§ **Goal**:
Exclude the pictures and return every line exactly as written.
▶
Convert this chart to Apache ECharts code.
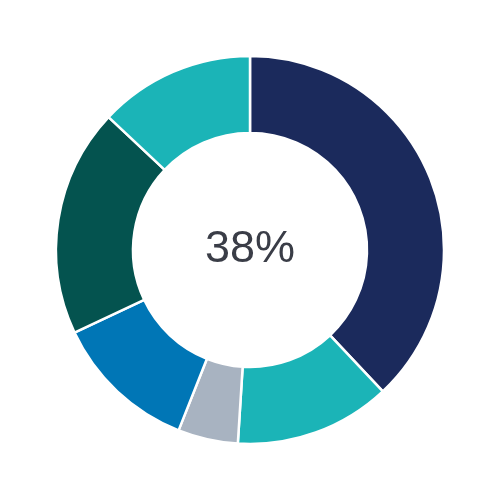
<!DOCTYPE html>
<html>
<head>
<meta charset="utf-8">
<script src="https://cdn.jsdelivr.net/npm/echarts@6/dist/echarts.min.js"></script>
<style>html,body{margin:0;padding:0;background:#fff}#c{width:500px;height:500px}</style>
</head>
<body>
<div id="c"></div>
<script>
const categories = ['A', 'B', 'C', 'D', 'E', 'F'];
const values = [38, 13, 5, 12, 19, 13];
const colors = ['#1b2a5c', '#1bb4b7', '#a8b3c1', '#0076b6', '#04534f', '#1bb4b7'];
const centerLabel = '38%';

const chart = echarts.init(document.getElementById('c'), null, {renderer: 'canvas'});
chart.setOption({
  animation: false,
  graphic: [{
    type: 'text', left: 'center', top: 'middle',
    style: {text: centerLabel, fontSize: 45, fontFamily: 'Liberation Sans, Arial, sans-serif', fill: '#3a3d47'}
  }],
  series: [{
    type: 'pie',
    center: [250, 250],
    radius: [117, 194],
    startAngle: 90,
    clockwise: true,
    label: {show: false},
    labelLine: {show: false},
    itemStyle: {borderColor: '#fff', borderWidth: 2.5},
    emphasis: {disabled: true},
    data: categories.map((n, i) => ({name: n, value: values[i], itemStyle: {color: colors[i]}}))
  }]
});
</script>
</body>
</html>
◀
§ **Exercise answer**:
Convert this chart to Apache ECharts code.
<!DOCTYPE html>
<html>
<head>
<meta charset="utf-8">
<script src="https://cdn.jsdelivr.net/npm/echarts@6/dist/echarts.min.js"></script>
<style>html,body{margin:0;padding:0;background:#fff}#c{width:500px;height:500px}</style>
</head>
<body>
<div id="c"></div>
<script>
const categories = ['A', 'B', 'C', 'D', 'E', 'F'];
const values = [38, 13, 5, 12, 19, 13];
const colors = ['#1b2a5c', '#1bb4b7', '#a8b3c1', '#0076b6', '#04534f', '#1bb4b7'];
const centerLabel = '38%';

const chart = echarts.init(document.getElementById('c'), null, {renderer: 'canvas'});
chart.setOption({
  animation: false,
  graphic: [{
    type: 'text', left: 'center', top: 'middle',
    style: {text: centerLabel, fontSize: 45, fontFamily: 'Liberation Sans, Arial, sans-serif', fill: '#3a3d47'}
  }],
  series: [{
    type: 'pie',
    center: [250, 250],
    radius: [117, 194],
    startAngle: 90,
    clockwise: true,
    label: {show: false},
    labelLine: {show: false},
    itemStyle: {borderColor: '#fff', borderWidth: 2.5},
    emphasis: {disabled: true},
    data: categories.map((n, i) => ({name: n, value: values[i], itemStyle: {color: colors[i]}}))
  }]
});
</script>
</body>
</html>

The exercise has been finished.